New York City – Microsoft has proven that it can take down huge, global botnets like Kelihos, Rustock and Waldec. Now the company is ready to start making the data it acquires in those busts available to governments, law enforcement and customers as a real time threat intelligence feed.
Representatives from the Redmond, Washington software maker told an audience at the International Conference on Cyber Security (ICCS) here that it was testing a new service to distribute threat data from captured botnets and other sources to partners, including foreign governments, Computer Emergency Response Teams (CERTs) and private corporations.
“We collect a tremendous amount of data from our global assets,” said T.J. Campana, a Senior Program Manager in Microsoft Digital Crimes Unit (DCU). Now the company is now working on a way to get slices of that information to its partners, including ISPs, CERTs, government agencies and private companies, based on their need, he said.
Microsoft is beta testing the system internally in recent months. Campana described it as a 70-node cluster running the Apache Hadoop framework on top of Windows Server. It currently stores data culled from the Kelihos botnet in September, 2011 and other sources.
The data includes IP addresses of Kelihos infected systems complemented by other data such as the AS (autonomous system) number and reputation data provided by Microsoft’s Smart Data Network Services (SNDS). Personally identifiable informaiton (PII) would not be part of the threat feed, Campana said.
Microsoft collects the data by leveraging its huge Internet infrastructure, including a load-balanced, 80gb/second global network, to swallow botnets whole – pointing botnet infected hosts to addresses that Microsoft controls, capturing their activity and effectively taking them offline.
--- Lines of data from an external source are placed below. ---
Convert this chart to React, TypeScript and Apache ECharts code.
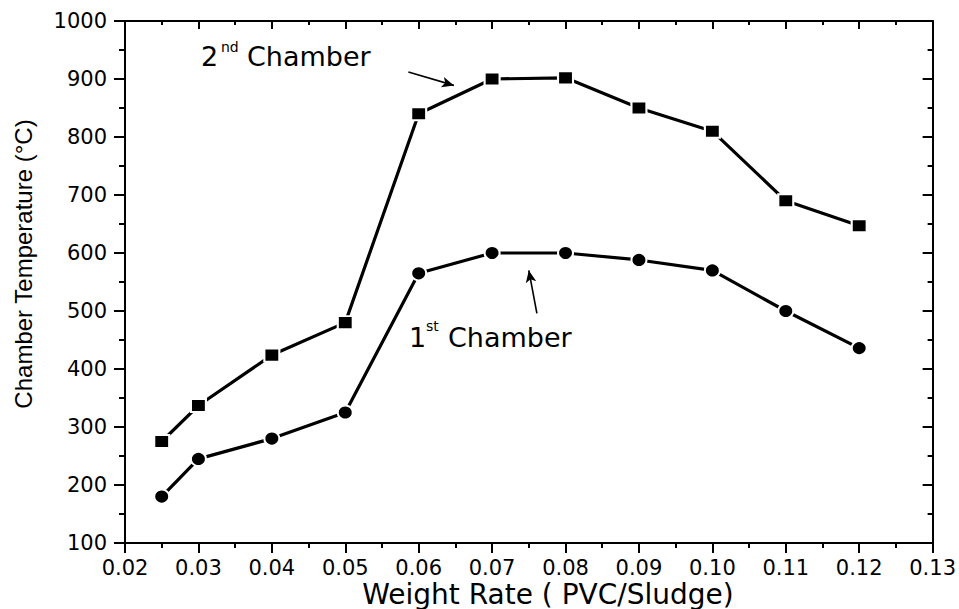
import { useEffect, useRef } from 'react';
import * as echarts from 'echarts';

const weightRates = [0.025, 0.03, 0.04, 0.05, 0.06, 0.07, 0.08, 0.09, 0.1, 0.11, 0.12];
const secondChamber = [275, 337, 424, 480, 840, 900, 902, 850, 810, 690, 647];
const firstChamber = [180, 245, 280, 325, 565, 600, 600, 588, 570, 500, 436];

const xMin = 0.02;
const xMax = 0.13;
const xStep = 0.01;
const yMin = 100;
const yMax = 1000;
const yStep = 100;

// annotation arrows in data coordinates: [from, to]
const arrowSecond = [[0.0586, 912], [0.0648, 889]];
const arrowFirst = [[0.0761, 496], [0.075, 570]];

const FONT = 'DejaVu Sans';

function txt(x: number, y: number, text: string, size: number, family: string, align = 'left', rotation = 0) {
  return {
    type: 'text',
    x,
    y,
    rotation,
    style: {
      text,
      fontSize: size,
      fontFamily: family,
      fill: '#000',
      align,
      verticalAlign: 'middle',
    },
  };
}

export default function App() {
  const ref = useRef<HTMLDivElement>(null);
  useEffect(() => {
    const chart = echarts.init(ref.current!, null, { renderer: 'svg' });
    const axisLine = { show: true, onZero: false, lineStyle: { color: '#000', width: 2 } };
    const baseX = {
      type: 'value' as const,
      min: xMin,
      max: xMax,
      interval: xStep,
      splitLine: { show: false },
      axisLine,
    };
    const baseY = {
      type: 'value' as const,
      min: yMin,
      max: yMax,
      interval: yStep,
      splitLine: { show: false },
      axisLine,
    };
    const markerBorder = { color: '#000', borderColor: '#fff', borderWidth: 2 };
    chart.setOption({
      animation: false,
      backgroundColor: '#fff',
      grid: { left: 125, right: 24, top: 21, bottom: 66, containLabel: false },
      xAxis: [
        {
          ...baseX,
          position: 'bottom',
          axisTick: { show: true, inside: false, length: 10, lineStyle: { color: '#000', width: 2 } },
          minorTick: { show: true, splitNumber: 2, length: 5, lineStyle: { color: '#000', width: 2 } },
          axisLabel: {
            show: true,
            color: '#000',
            fontFamily: FONT,
            fontSize: 21,
            margin: 14,
            formatter: (v: number) => v.toFixed(2),
          },
        },
        {
          ...baseX,
          position: 'top',
          axisTick: { show: true, inside: true, length: 8, lineStyle: { color: '#000', width: 2 } },
          minorTick: { show: true, splitNumber: 2, length: 4, lineStyle: { color: '#000', width: 2 } },
          axisLabel: { show: false },
        },
      ],
      yAxis: [
        {
          ...baseY,
          position: 'left',
          axisTick: { show: true, inside: false, length: 11, lineStyle: { color: '#000', width: 2 } },
          minorTick: { show: true, splitNumber: 2, length: 6, lineStyle: { color: '#000', width: 2 } },
          axisLabel: {
            show: true,
            color: '#000',
            fontFamily: FONT,
            fontSize: 21,
            margin: 18,
            formatter: (v: number) => String(Math.round(v)),
          },
        },
        {
          ...baseY,
          position: 'right',
          axisTick: { show: true, inside: true, length: 10, lineStyle: { color: '#000', width: 2 } },
          minorTick: { show: true, splitNumber: 2, length: 5, lineStyle: { color: '#000', width: 2 } },
          axisLabel: { show: false },
        },
      ],
      series: [
        {
          name: '2nd Chamber',
          type: 'line',
          xAxisIndex: 0,
          yAxisIndex: 0,
          data: weightRates.map((x, i) => [x, secondChamber[i]]),
          symbol: 'rect',
          symbolSize: [15, 13],
          itemStyle: markerBorder,
          lineStyle: { color: '#000', width: 3.2 },
          z: 3,
          markLine: {
            silent: true,
            animation: false,
            symbol: ['none', 'arrow'],
            symbolSize: [8, 12],
            label: { show: false },
            lineStyle: { color: '#000', width: 1.6, type: 'solid' },
            data: [
              [{ coord: arrowSecond[0] }, { coord: arrowSecond[1] }],
              [{ coord: arrowFirst[0] }, { coord: arrowFirst[1] }],
            ],
          },
        },
        {
          name: '1st Chamber',
          type: 'line',
          xAxisIndex: 0,
          yAxisIndex: 0,
          data: weightRates.map((x, i) => [x, firstChamber[i]]),
          symbol: 'circle',
          symbolSize: [15, 14],
          itemStyle: markerBorder,
          lineStyle: { color: '#000', width: 3.2 },
          z: 3,
        },
      ],
      graphic: [
        txt(201, 56.5, '2', 27, FONT),
        txt(221, 47, 'nd', 14, FONT),
        txt(247, 56.5, 'Chamber', 27, FONT),
        txt(409, 337, '1', 27, FONT),
        txt(426, 326, 'st', 14, FONT),
        txt(448, 337, 'Chamber', 27, FONT),
        txt(548, 594, 'Weight Rate ( PVC/Sludge)', 28, FONT, 'center'),
        txt(23, 264, 'Chamber Temperature (°C)', 24, 'Liberation Sans', 'center', Math.PI / 2),
      ],
    });
    return () => chart.dispose();
  }, []);
  return (
    <div
      ref={ref}
      style={{ position: 'absolute', left: 0, top: 0, width: 959, height: 609, background: '#fff' }}
    />
  );
}
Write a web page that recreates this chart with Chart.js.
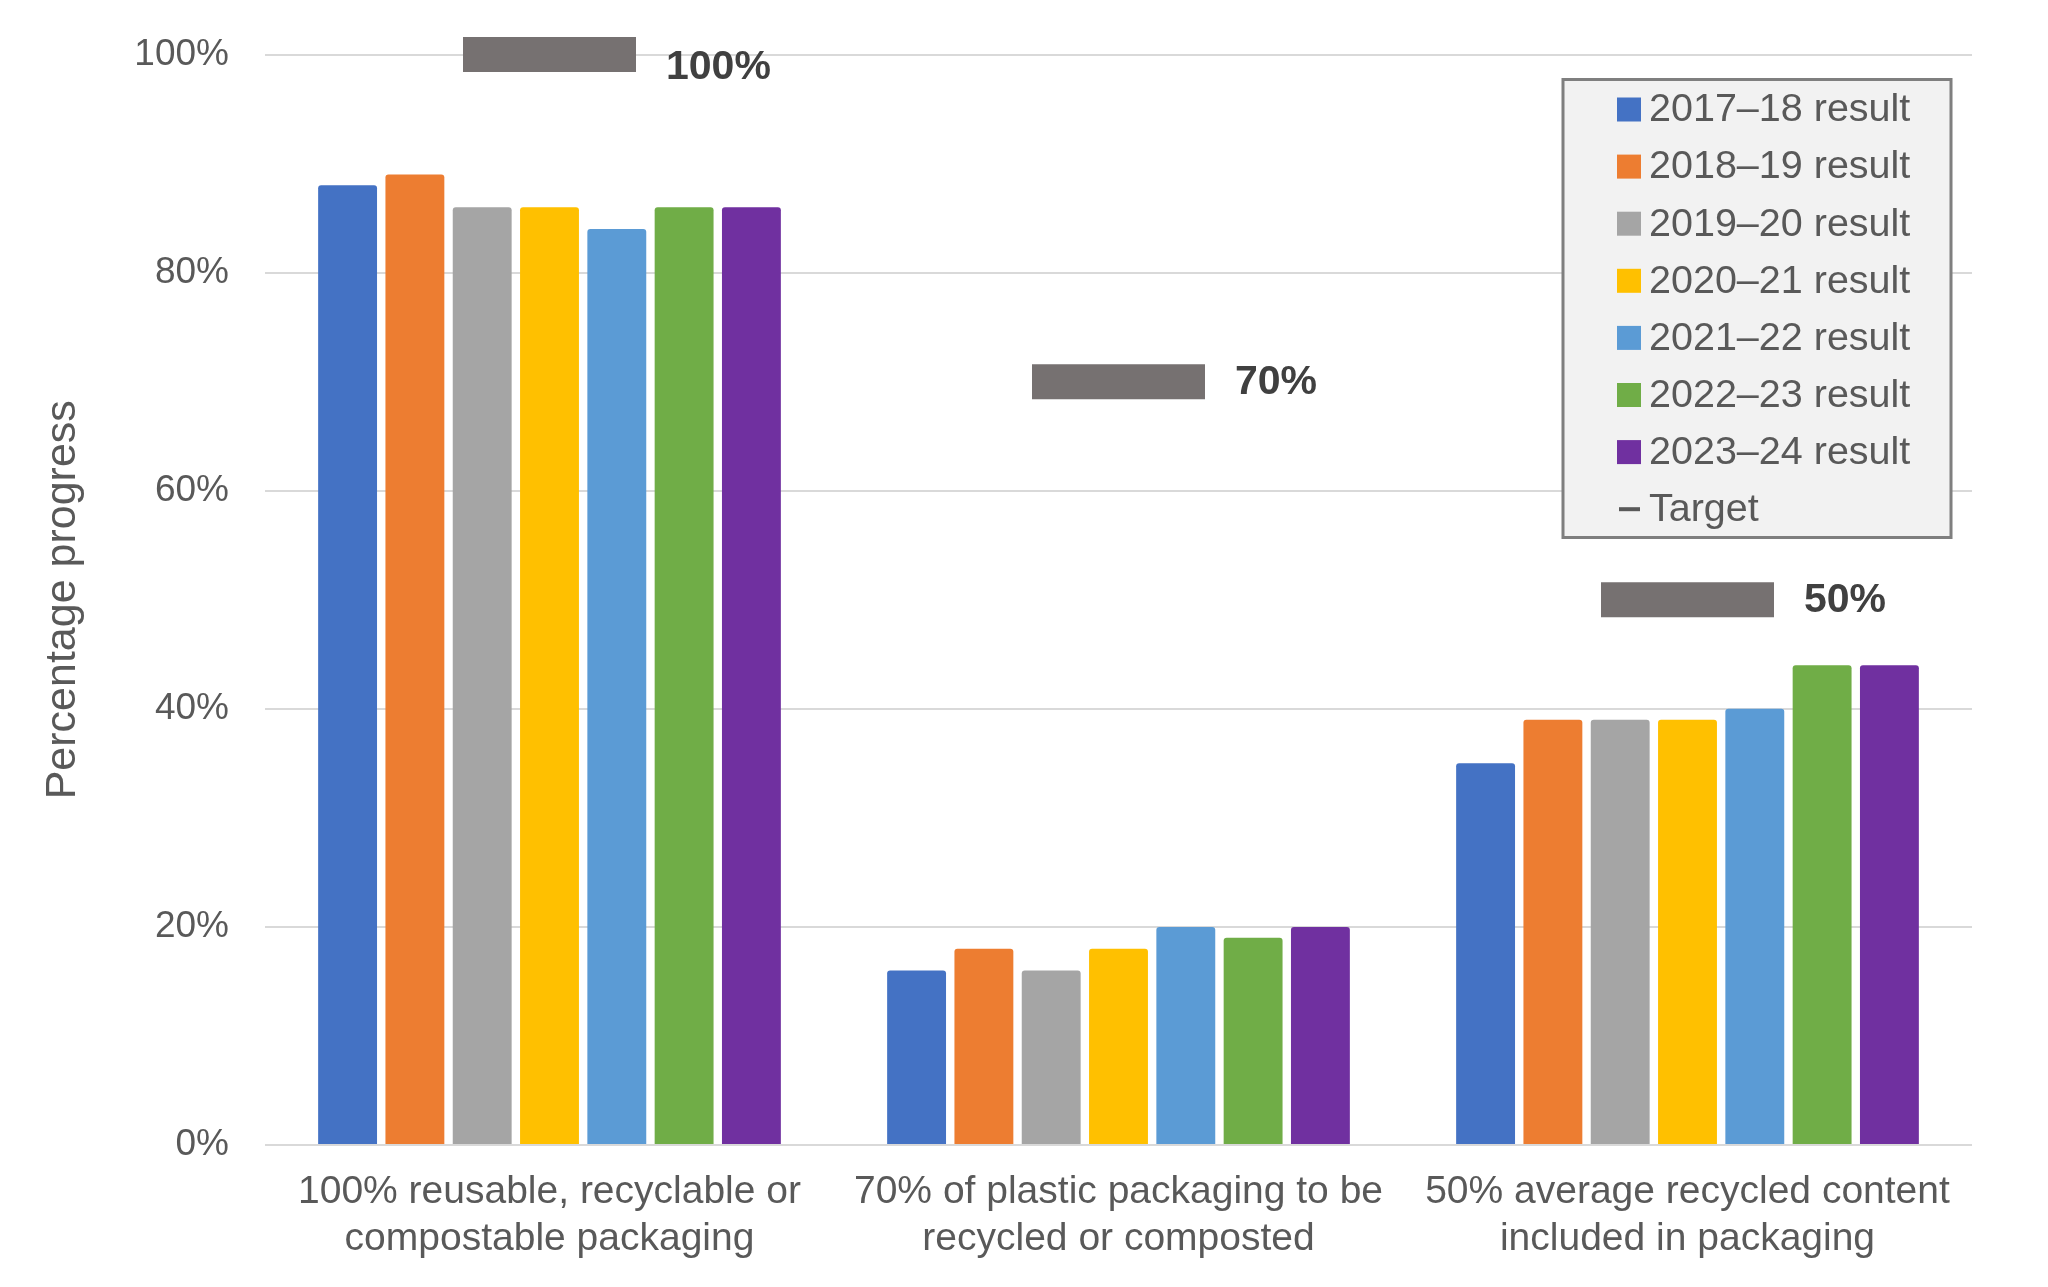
<!DOCTYPE html>
<html>
<head>
<meta charset="utf-8">
<script src="https://cdn.jsdelivr.net/npm/chart.js@4.4.1/dist/chart.umd.min.js"></script>
<style>
  html, body { margin: 0; padding: 0; background: #fff; }
  #wrap { width: 2048px; height: 1287px; }
</style>
</head>
<body>
<div id="wrap"><canvas id="grafico" width="2048" height="1287"></canvas></div>
<script>
// dados
const categorias = [
    ['100% reusable, recyclable or', 'compostable packaging'],
    ['70% of plastic packaging to be', 'recycled or composted'],
    ['50% average recycled content', 'included in packaging']
];
const nomesSeries = [
    '2017–18 result', '2018–19 result', '2019–20 result', '2020–21 result',
    '2021–22 result', '2022–23 result', '2023–24 result'
];
const res2017 = [88, 16, 35];
const res2018 = [89, 18, 39];
const res2019 = [86, 16, 39];
const res2020 = [86, 18, 39];
const res2021 = [84, 20, 40];
const res2022 = [86, 19, 44];
const res2023 = [86, 20, 44];
const metas = [100, 70, 50];
const ticksY = [0, 20, 40, 60, 80, 100];

const coresSeries = ['#4472C4', '#ED7D31', '#A5A5A5', '#FFC000', '#5B9BD5', '#70AD47', '#7030A0'];
const corMeta = '#767171';
const corTexto = '#595959';
const fonte = "'Liberation Sans', Arial, sans-serif";

const MARCA_LARGURA = 173;
const MARCA_ALTURA = 35;

const valoresSeries = [res2017, res2018, res2019, res2020, res2021, res2022, res2023];

const datasets = valoresSeries.map((valores, i) => ({
    type: 'bar',
    label: nomesSeries[i],
    data: valores,
    backgroundColor: coresSeries[i],
    borderRadius: 3,
    borderSkipped: 'bottom',
    categoryPercentage: 0.828,
    barPercentage: 0.875
}));

datasets.push({
    type: 'line',
    label: 'Target',
    data: metas,
    showLine: false,
    clip: false,
    pointStyle: 'line',
    pointRadius: MARCA_LARGURA / 2,
    pointHoverRadius: MARCA_LARGURA / 2,
    pointBorderWidth: MARCA_ALTURA,
    pointBorderColor: corMeta,
    pointBackgroundColor: corMeta,
    borderColor: corMeta
});

// legenda em caixa cinza dentro da area do grafico
const legendaCaixa = {
    id: 'legendaCaixa',
    afterDraw(chart) {
        const ctx = chart.ctx;
        const area = chart.chartArea;
        const w = 388, h = 458;
        const x0 = area.right - 21 - w;
        const y0 = area.top + 25;
        ctx.save();
        ctx.fillStyle = '#F2F2F2';
        ctx.fillRect(x0, y0, w, h);
        ctx.strokeStyle = '#7F7F7F';
        ctx.lineWidth = 3;
        ctx.strokeRect(x0, y0, w, h);

        ctx.font = '39.5px ' + fonte;
        ctx.textBaseline = 'middle';
        ctx.textAlign = 'left';
        chart.data.datasets.forEach((ds, i) => {
            const cy = y0 + 30 + i * 57.1;
            if (ds.type === 'line') {
                ctx.fillStyle = corTexto;
                ctx.fillRect(x0 + 56, cy - 2, 21, 4);
            } else {
                ctx.fillStyle = ds.backgroundColor;
                ctx.fillRect(x0 + 54, cy - 12, 24, 24);
            }
            ctx.fillStyle = corTexto;
            ctx.fillText(ds.label, x0 + 86, cy + 1);
        });
        ctx.restore();
    }
};

// rotulos das metas ao lado das marcas
const rotulosMeta = {
    id: 'rotulosMeta',
    afterDatasetsDraw(chart) {
        const idx = chart.data.datasets.findIndex(d => d.type === 'line');
        const meta = chart.getDatasetMeta(idx);
        const ctx = chart.ctx;
        ctx.save();
        ctx.font = 'bold 41px ' + fonte;
        ctx.fillStyle = '#404040';
        ctx.textBaseline = 'middle';
        ctx.textAlign = 'left';
        meta.data.forEach((pt, i) => {
            // rotulo no topo fica um pouco abaixo para nao sair do grafico
            const y = Math.max(pt.y + 1, chart.chartArea.top + 13);
            ctx.fillText(metas[i] + '%', pt.x + MARCA_LARGURA / 2 + 30, y);
        });
        ctx.restore();
    }
};

new Chart(document.getElementById('grafico'), {
    type: 'bar',
    data: { labels: categorias, datasets: datasets },
    options: {
        responsive: false,
        animation: false,
        devicePixelRatio: 1,
        layout: { autoPadding: false, padding: { top: 44, right: 76, left: 0, bottom: 0 } },
        plugins: {
            legend: { display: false },
            tooltip: { enabled: false }
        },
        scales: {
            x: {
                grid: { display: false, drawTicks: false },
                border: { display: false },
                ticks: {
                    color: corTexto,
                    font: { family: fonte, size: 39, lineHeight: 1.2 },
                    padding: 24,
                    maxRotation: 0,
                    autoSkip: false
                },
                afterFit: s => { s.height = 142; }
            },
            y: {
                min: 0,
                max: 100,
                afterBuildTicks: s => { s.ticks = ticksY.map(v => ({ value: v })); },
                grid: { color: '#D9D9D9', lineWidth: 2, drawTicks: false },
                border: { display: false },
                ticks: {
                    color: corTexto,
                    font: { family: fonte, size: 37, lineHeight: 1 },
                    padding: 36,
                    callback: v => v + '%'
                },
                title: {
                    display: true,
                    text: 'Percentage progress',
                    color: corTexto,
                    font: { family: fonte, size: 43, lineHeight: 1.2 },
                    padding: { top: 37, bottom: 0 }
                },
                afterFit: s => { s.width = 265; }
            }
        }
    },
    plugins: [legendaCaixa, rotulosMeta]
});
</script>
</body>
</html>
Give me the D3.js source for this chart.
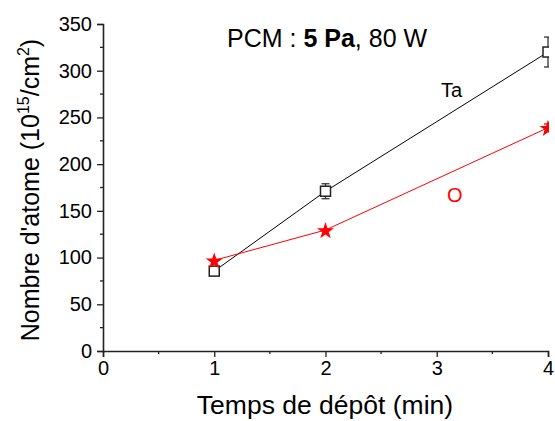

Microsoft has long been collecting data from its botnet takedowns, including the Waldec (March 2010) and Rustock (March, 2011) botnets, said Richard Domingues Boscovich, a senior attorney in the Microsoft DCU. “We’ve been doing this for three years, but its been a manual process, working with partners like CERT,” he said. Those partners requested a way to access the captured botnet data more quickly – ideally in real time. Now Microsoft thinks its close to providing that.
When fully deployed, Microsoft anticipates being able to offer three realtime feeds, which third parties could access using APIs (application program interfaces) provided, for free, by the company.
Companies could use the data to look for opportunistic malware infections that often accompany botnet infections, or correlate data on botnet hosts with data on click fraud and other scams, Campana told the crowd.
Partner organizations would provide Microsoft with information on their IT infrastructure, such as an IP address block that they own. Microsoft would then filter its threat feed by that information, supplying subscribers with data relevant to their infrastructure.
National or regional CERTs might be interested in threats that were pertinent to their area. Microsoft also hopes that its service will extend the capabilities of smaller organizations and governments to battle large, powerful global botnets – lowering the cost of monitoring and responding to botnet infections.
The company wouldn’t give a timeline for deploying its new real time threat feed, but said that it would consider opening the new feeds to the public after it was satisfied with the outcome of an internal beta test.
The ICCS Conference at Fordham University in New York City is in its third year and is jointly sponsored by Fordham and the FBI. It brings together local, state and federal law enforcement from around the globe to discuss issues related to cyber criminal investigations and protections.